Frequently asked questions
Why does the input form change shape between states?
Because the penalty formulas genuinely differ. California, Nevada, Missouri, and Minnesota use a daily-wage × days-late shape (with state-specific caps and trigger conditions); Oregon uses hourly-rate × 8 hours × days-late (the 8-hour cap is statutory); Connecticut and Massachusetts use a flat multiplier on the total late-wage amount independent of how many days late. Asking for "daily wage and days late" in Massachusetts would imply that the days-late number affects the calculation — it doesn't. A unified input form would mislead readers about which input matters in their state.

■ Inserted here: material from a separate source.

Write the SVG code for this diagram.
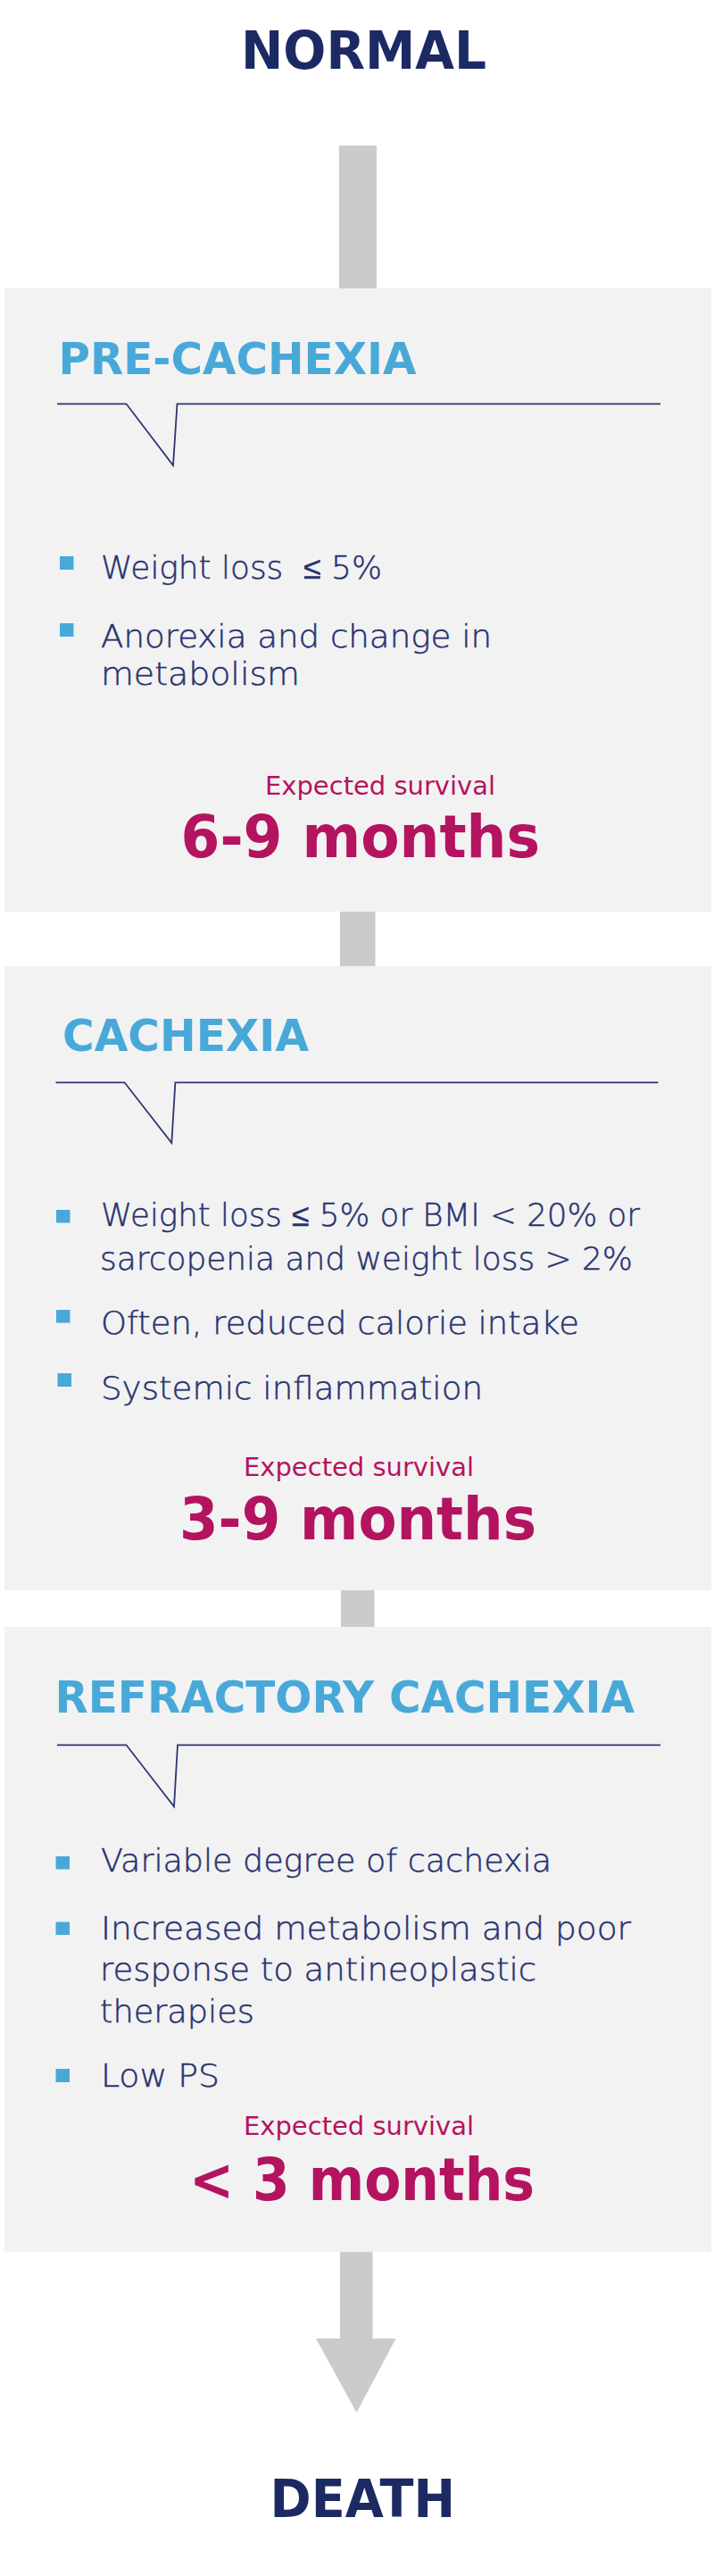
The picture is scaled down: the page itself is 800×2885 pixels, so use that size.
<svg xmlns="http://www.w3.org/2000/svg" width="800" height="2885" viewBox="0 0 800 2885">
<style>
.term{font-family:"DejaVu Sans","Liberation Sans",sans-serif;font-weight:bold;font-size:58px;fill:#1c2a64}
.head{font-family:"DejaVu Sans","Liberation Sans",sans-serif;font-weight:bold;font-size:50px;fill:#48a9d9}
.body{font-family:"DejaVu Sans","Liberation Sans",sans-serif;font-weight:300;font-size:35px;fill:#283270;stroke:#283270;stroke-width:0.45}
.exp{font-family:"DejaVu Sans","Liberation Sans",sans-serif;font-size:29px;fill:#b41360}
.big{font-family:"DejaVu Sans","Liberation Sans",sans-serif;font-weight:bold;font-size:66px;fill:#b41360}
.box{fill:#f2f2f2}
.bul{fill:#48a9d9}
.call{fill:none;stroke:#2d3473;stroke-width:1.8;stroke-linejoin:miter}
.conn{fill:#cbcbcb}
</style>
<rect width="800" height="2885" fill="#ffffff"/>
<g id="connectors">
<rect class="conn" x="380" y="163" width="42" height="160"/>
<rect class="conn" x="381" y="1021" width="39.5" height="61"/>
<rect class="conn" x="382" y="1781" width="37.5" height="41"/>
<path class="conn" d="M381 2522 H417.5 V2619 H443.5 L399.5 2702 L354 2619 H381 Z"/>
</g>
<g id="node-normal">
<text class="term" x="270" y="77" textLength="275" lengthAdjust="spacingAndGlyphs">NORMAL</text>
</g>
<g id="node-pre-cachexia">
<rect class="box" x="5" y="323" width="792" height="698"/>
<text class="head" x="65.5" y="419" textLength="401" lengthAdjust="spacingAndGlyphs">PRE-CACHEXIA</text>
<path class="call" d="M64 452.3 H141.5 L194 521.2 L198.5 452.3 H740"/>
<rect class="bul" x="67" y="623" width="15.5" height="15"/>
<text class="body" x="113" y="647.5" textLength="315" lengthAdjust="spacingAndGlyphs" xml:space="preserve">Weight loss  ≤ 5%</text>
<rect class="bul" x="67" y="698" width="15.5" height="15"/>
<text class="body" x="113" y="725" textLength="438" lengthAdjust="spacingAndGlyphs">Anorexia and change in</text>
<text class="body" x="113" y="766.7" textLength="223" lengthAdjust="spacingAndGlyphs">metabolism</text>
<text class="exp" x="297" y="890" textLength="258" lengthAdjust="spacingAndGlyphs">Expected survival</text>
<text class="big" x="202.5" y="960" textLength="402.5" lengthAdjust="spacingAndGlyphs">6-9 months</text>
</g>
<g id="node-cachexia">
<rect class="box" x="5" y="1082" width="792" height="699"/>
<text class="head" x="70" y="1177.3" textLength="276" lengthAdjust="spacingAndGlyphs">CACHEXIA</text>
<path class="call" d="M62.5 1212.3 H139.5 L192.3 1280 L196.4 1212.3 H737.5"/>
<rect class="bul" x="63" y="1355" width="15.5" height="14.5"/>
<text class="body" x="113" y="1373.3" textLength="604" lengthAdjust="spacingAndGlyphs">Weight loss ≤ 5% or BMI &lt; 20% or</text>
<text class="body" x="112" y="1421.7" textLength="597" lengthAdjust="spacingAndGlyphs">sarcopenia and weight loss &gt; 2%</text>
<rect class="bul" x="63" y="1467" width="15.5" height="14.5"/>
<text class="body" x="113" y="1494" textLength="536" lengthAdjust="spacingAndGlyphs">Often, reduced calorie intake</text>
<rect class="bul" x="64.5" y="1538" width="15.5" height="15"/>
<text class="body" x="113" y="1566.7" textLength="428" lengthAdjust="spacingAndGlyphs">Systemic inflammation</text>
<text class="exp" x="273" y="1652.7" textLength="258" lengthAdjust="spacingAndGlyphs">Expected survival</text>
<text class="big" x="201" y="1724" textLength="400" lengthAdjust="spacingAndGlyphs">3-9 months</text>
</g>
<g id="node-refractory-cachexia">
<rect class="box" x="5" y="1822" width="792" height="700"/>
<text class="head" x="61.5" y="1917.7" textLength="649.5" lengthAdjust="spacingAndGlyphs">REFRACTORY CACHEXIA</text>
<path class="call" d="M64 1954.3 H141.5 L195 2023.3 L199 1954.3 H740"/>
<rect class="bul" x="62.5" y="2079" width="15.5" height="14.5"/>
<text class="body" x="113" y="2096" textLength="505" lengthAdjust="spacingAndGlyphs">Variable degree of cachexia</text>
<rect class="bul" x="62.5" y="2152.5" width="15.5" height="14.5"/>
<text class="body" x="113" y="2171.5" textLength="594" lengthAdjust="spacingAndGlyphs">Increased metabolism and poor</text>
<text class="body" x="112" y="2218" textLength="489" lengthAdjust="spacingAndGlyphs">response to antineoplastic</text>
<text class="body" x="112" y="2264.8" textLength="173" lengthAdjust="spacingAndGlyphs">therapies</text>
<rect class="bul" x="62.5" y="2317" width="15.5" height="15"/>
<text class="body" x="113" y="2336.6" textLength="133" lengthAdjust="spacingAndGlyphs">Low PS</text>
<text class="exp" x="273" y="2390.7" textLength="258" lengthAdjust="spacingAndGlyphs">Expected survival</text>
<text class="big" x="212" y="2464" textLength="387" lengthAdjust="spacingAndGlyphs">&lt; 3 months</text>
</g>
<g id="node-death">
<text class="term" x="302.6" y="2819.4" textLength="207.4" lengthAdjust="spacingAndGlyphs">DEATH</text>
</g>
</svg>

Why is the good-faith disclaimer mandatory on every result?
Because the penalty math computes an upper bound, not a guaranteed recovery. In California, Naranjo (2024) confirms that an employer's reasonable, objectively-supported belief that no wages were owed can negate the "willful" element of the penalty. The calculator uses that same cautious upper-bound framing for modeled states with willfulness or good-faith concepts. Massachusetts is the strict-liability exception, where the disclaimer flips to flag the absence of any good-faith escape.
Why is the 8-hour cap baked into Oregon's calculation?
ORS 652.150 caps the daily rate of penalty accrual at 8 hours × hourly rate regardless of whether the worker normally worked longer days. So a 10-hour-day worker in Oregon at $25/hour accrues the same penalty rate as an 8-hour-day worker at $25/hour: $200/day. To make this honest in the calculator, the Oregon input prompts for hourly rate rather than daily wage. The math then applies the statutory 8-hour ceiling automatically. A daily-wage input would let users enter "$300/day" for a 10-hour worker and produce an inflated penalty — wrong.
Does the calculator handle attorney's fees?
No. Every state's framework includes "reasonable attorney's fees" recovery for prevailing employees, but the dollar amount is case-specific and depends on hours billed × hourly rate. That math depends on which lawyer the employee retains and how the case proceeds — out of scope for an automated calculator. The result card shows the wage + penalty exposure; add attorney fees on top of the displayed total for the full damage profile.
Why does the calculator not model FLSA §16(b) federal liquidated damages?
When the unpaid wages include overtime or minimum-wage shortfalls, federal §16(b) adds 100% liquidated damages on top of the state penalty. The calculator deliberately scopes to state-level penalties because federal stacking depends on which portions of the late wages are FLSA-covered (overtime, minimum-wage shortfalls) versus state-only (vacation payout, commissions, missed-break premium pay). Modeling the federal layer correctly would require a separate input asking which components fall into each bucket — extra friction for the common case of a clean late-payment scenario. The companion article's "Federal baseline" section covers the §16(b) stacking framework.